Vendredi 4 avril, les autorités tunisiennes ont démantelé les camps de fortune où survivaient des milliers de migrants subsahariens principalement dans les oliveraies d’El Amra et de Jebeniana, au centre-est du pays. Parmi eux, près de 4 000 personnes – hommes, femmes, enfants – ont été expulsées du camp dit « Kilomètre 24 », dispersées vers des zones rurales ou des villes côtières, sans aucun plan d’hébergement. Seule certitude : leur précarité s’est aggravée.

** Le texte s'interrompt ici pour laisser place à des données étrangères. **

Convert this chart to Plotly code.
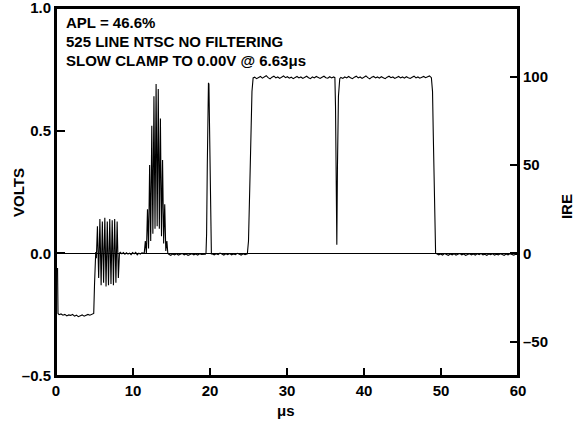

Depuis des mois, ces camps improvisés incarnaient l’ultime refuge pour des exilés chassés de Sfax lors des violences xénophobes de l’été 2023. Même éloignés des villes cela n’a pas contribué à faire baisser la tension, une partie de la population alentour a mis en œuvre une campagne xénophobe sur les réseaux sociaux pour pousser les autorités à évacuer les camps de fortune. L’État tunisien, qui prétend aujourd’hui « soulager » des populations locales en démantelant ces camps, n’est pas un arbitre neutre. C’est ce même pouvoir qui, au lieu de combattre les discours de haine, les a légitimés par des déclarations ouvertement racistes, attisant la peur de « l’invasion » subsaharienne pour détourner l’attention des véritables crises sociales et économiques. En agitant le spectre du migrant subsaharien comme bouc émissaire, le régime orchestre cyniquement la montée du racisme, puis intervient en faux sauveur, renforçant son autorité sous couvert de « maintien de l’ordre ».

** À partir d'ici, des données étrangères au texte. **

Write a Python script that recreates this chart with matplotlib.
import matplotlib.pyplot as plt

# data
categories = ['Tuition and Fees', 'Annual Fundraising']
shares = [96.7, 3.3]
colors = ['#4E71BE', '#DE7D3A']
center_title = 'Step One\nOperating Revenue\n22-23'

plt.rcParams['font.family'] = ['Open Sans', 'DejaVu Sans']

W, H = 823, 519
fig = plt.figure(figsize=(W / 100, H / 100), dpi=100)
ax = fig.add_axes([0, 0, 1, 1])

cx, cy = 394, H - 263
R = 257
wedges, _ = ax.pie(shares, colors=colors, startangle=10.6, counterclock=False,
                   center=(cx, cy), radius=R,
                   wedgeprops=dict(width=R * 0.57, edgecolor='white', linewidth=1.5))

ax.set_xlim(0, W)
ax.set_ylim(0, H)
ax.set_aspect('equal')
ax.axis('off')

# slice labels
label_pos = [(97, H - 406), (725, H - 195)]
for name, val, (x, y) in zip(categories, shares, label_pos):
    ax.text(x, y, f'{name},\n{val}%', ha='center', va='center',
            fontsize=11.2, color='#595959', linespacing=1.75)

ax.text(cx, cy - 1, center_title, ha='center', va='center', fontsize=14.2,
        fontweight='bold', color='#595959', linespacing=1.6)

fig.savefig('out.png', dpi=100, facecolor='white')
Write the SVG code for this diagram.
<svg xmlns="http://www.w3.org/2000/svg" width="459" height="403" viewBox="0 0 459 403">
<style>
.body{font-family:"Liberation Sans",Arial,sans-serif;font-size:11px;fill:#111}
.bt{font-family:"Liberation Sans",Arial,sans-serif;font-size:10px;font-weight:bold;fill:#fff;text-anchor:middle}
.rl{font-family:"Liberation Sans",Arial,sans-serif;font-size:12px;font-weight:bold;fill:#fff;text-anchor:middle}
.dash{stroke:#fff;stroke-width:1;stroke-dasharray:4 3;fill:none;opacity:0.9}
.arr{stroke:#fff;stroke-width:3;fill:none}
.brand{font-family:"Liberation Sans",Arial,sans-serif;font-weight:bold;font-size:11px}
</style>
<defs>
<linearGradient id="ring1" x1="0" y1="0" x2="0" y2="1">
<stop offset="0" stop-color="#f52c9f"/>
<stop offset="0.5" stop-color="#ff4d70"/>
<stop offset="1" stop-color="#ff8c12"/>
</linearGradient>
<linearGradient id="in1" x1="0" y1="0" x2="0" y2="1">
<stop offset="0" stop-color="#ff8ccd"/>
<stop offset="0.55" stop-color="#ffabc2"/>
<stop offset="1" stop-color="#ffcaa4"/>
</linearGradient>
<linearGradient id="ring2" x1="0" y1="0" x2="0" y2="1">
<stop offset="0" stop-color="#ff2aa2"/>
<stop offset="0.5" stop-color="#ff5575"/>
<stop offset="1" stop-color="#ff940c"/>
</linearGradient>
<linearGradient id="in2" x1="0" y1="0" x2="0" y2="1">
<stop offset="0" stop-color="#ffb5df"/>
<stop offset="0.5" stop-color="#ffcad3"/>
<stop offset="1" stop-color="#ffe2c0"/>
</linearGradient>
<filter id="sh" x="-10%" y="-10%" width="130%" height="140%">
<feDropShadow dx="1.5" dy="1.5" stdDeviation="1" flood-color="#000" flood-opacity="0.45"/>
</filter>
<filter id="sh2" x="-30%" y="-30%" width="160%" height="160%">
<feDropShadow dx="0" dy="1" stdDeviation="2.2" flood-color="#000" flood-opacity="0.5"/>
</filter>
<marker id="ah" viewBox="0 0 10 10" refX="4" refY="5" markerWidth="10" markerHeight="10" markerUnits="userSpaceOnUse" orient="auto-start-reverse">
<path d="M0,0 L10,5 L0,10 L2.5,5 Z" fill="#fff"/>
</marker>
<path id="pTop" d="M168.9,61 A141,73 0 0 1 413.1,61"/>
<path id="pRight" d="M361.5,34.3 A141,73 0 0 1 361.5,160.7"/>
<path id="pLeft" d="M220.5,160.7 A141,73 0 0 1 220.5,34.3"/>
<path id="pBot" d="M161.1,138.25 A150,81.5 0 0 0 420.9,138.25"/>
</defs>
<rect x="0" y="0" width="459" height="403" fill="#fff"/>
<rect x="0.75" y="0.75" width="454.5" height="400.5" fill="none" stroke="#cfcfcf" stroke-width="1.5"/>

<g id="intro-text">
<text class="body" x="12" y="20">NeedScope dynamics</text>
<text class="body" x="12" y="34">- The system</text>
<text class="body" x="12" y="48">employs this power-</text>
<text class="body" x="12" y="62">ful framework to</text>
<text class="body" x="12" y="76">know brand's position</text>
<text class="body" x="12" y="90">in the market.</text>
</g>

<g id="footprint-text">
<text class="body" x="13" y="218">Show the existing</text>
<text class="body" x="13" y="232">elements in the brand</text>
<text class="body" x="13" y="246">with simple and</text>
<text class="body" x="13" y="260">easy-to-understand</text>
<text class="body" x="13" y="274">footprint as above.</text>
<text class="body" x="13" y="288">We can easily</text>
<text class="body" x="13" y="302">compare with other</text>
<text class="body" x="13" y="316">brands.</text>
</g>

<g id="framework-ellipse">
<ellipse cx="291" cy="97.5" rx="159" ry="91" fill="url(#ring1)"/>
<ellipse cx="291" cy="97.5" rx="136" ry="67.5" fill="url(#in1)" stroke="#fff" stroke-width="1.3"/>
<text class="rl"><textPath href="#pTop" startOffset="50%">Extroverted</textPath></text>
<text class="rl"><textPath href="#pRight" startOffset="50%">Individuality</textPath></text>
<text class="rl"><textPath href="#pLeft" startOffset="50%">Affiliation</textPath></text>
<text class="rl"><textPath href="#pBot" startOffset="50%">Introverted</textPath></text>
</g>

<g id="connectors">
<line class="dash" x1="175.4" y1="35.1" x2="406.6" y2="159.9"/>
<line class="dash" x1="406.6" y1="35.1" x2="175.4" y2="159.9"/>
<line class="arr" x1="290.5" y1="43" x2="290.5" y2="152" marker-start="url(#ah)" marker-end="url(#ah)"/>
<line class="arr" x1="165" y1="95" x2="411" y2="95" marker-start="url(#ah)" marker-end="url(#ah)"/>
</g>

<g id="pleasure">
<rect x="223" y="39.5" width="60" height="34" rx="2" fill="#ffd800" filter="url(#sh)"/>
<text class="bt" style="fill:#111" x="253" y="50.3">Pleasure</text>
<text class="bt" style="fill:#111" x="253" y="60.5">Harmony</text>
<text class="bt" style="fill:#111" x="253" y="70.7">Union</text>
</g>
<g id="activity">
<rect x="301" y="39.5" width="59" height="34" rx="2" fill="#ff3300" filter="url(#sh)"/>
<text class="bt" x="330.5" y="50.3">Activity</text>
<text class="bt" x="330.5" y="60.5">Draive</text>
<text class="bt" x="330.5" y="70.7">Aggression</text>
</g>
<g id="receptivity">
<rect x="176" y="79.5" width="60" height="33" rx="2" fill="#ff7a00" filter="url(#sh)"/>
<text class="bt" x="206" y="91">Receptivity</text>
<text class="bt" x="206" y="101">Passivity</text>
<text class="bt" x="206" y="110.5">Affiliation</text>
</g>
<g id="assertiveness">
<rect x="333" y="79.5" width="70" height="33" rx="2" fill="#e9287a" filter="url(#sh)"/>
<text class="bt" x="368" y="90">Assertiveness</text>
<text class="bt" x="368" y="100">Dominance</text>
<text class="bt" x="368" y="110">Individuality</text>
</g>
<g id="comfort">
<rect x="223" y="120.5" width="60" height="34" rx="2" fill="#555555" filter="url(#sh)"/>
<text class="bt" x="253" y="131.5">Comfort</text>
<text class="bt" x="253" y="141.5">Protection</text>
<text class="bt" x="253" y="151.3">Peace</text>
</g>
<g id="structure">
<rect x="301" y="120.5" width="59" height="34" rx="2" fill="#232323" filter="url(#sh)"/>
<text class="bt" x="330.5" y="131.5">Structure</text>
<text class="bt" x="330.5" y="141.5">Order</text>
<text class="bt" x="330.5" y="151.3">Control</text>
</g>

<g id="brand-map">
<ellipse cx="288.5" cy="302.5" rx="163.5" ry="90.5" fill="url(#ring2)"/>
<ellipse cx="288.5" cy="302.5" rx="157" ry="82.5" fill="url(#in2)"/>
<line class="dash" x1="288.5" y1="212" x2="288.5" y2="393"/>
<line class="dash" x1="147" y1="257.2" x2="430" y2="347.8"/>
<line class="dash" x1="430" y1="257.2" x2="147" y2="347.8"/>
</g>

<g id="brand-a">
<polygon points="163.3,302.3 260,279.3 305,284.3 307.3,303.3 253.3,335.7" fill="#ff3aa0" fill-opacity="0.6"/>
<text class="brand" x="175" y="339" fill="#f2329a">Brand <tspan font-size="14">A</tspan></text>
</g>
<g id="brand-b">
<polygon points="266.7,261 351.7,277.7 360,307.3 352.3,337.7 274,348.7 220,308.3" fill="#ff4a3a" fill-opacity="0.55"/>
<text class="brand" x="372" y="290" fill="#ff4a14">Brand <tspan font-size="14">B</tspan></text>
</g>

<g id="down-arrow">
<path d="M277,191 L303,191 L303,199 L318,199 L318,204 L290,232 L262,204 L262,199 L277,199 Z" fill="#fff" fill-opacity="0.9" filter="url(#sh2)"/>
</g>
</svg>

Sous les oliviers, des familles survivaient dans des abris de plastique et de carton, exposées aux températures glaciales de l’hiver. Derrière les baraques de fortune, des carcasses de barques métalliques, ces cercueils flottants utilisés pour les traversées, jonchent le sol, traces d’un business mortifère : celui des passeurs, que Tunis et l’Europe disent combattre… tout en le nourrissant.
Alors que les facteurs d’exil (climat, pauvreté, conflits, guerres, etc.) ne cessent de se multiplier, ce raid s’inscrit dans la lignée des accords UE-Tunisie, où Bruxelles finance à flux tendus la « sécurisation des frontières ». Résultat : les patrouilles de Frontex et les missions sécuritaires se multiplient en Méditerranée, ainsi que les naufrages : 2 500 morts recensés depuis janvier 2024.
Demain, la mer ou la rue
Après l’évacuation, sans aucune solution proposée, les migrantes et migrants errent désormais dans les champs voisins ou retournent vers Sfax, malgré les risques de violences. Le « Kilomètre 24 » n’existe plus. Mais sous d’autres oliviers, de nouveaux camps naîtront, plus invisibles, plus précaires. Hier, ils avaient des toits en plastique, aujourd’hui c’est le ciel. Et demain ? La mer. Les barques en métal, malgré leur dangerosité, restent l’unique issue : construites en trois jours pour une misère, elles continueront de prendre l’eau… et les vies, tant que nous vivrons dans un monde où les frontières tuent.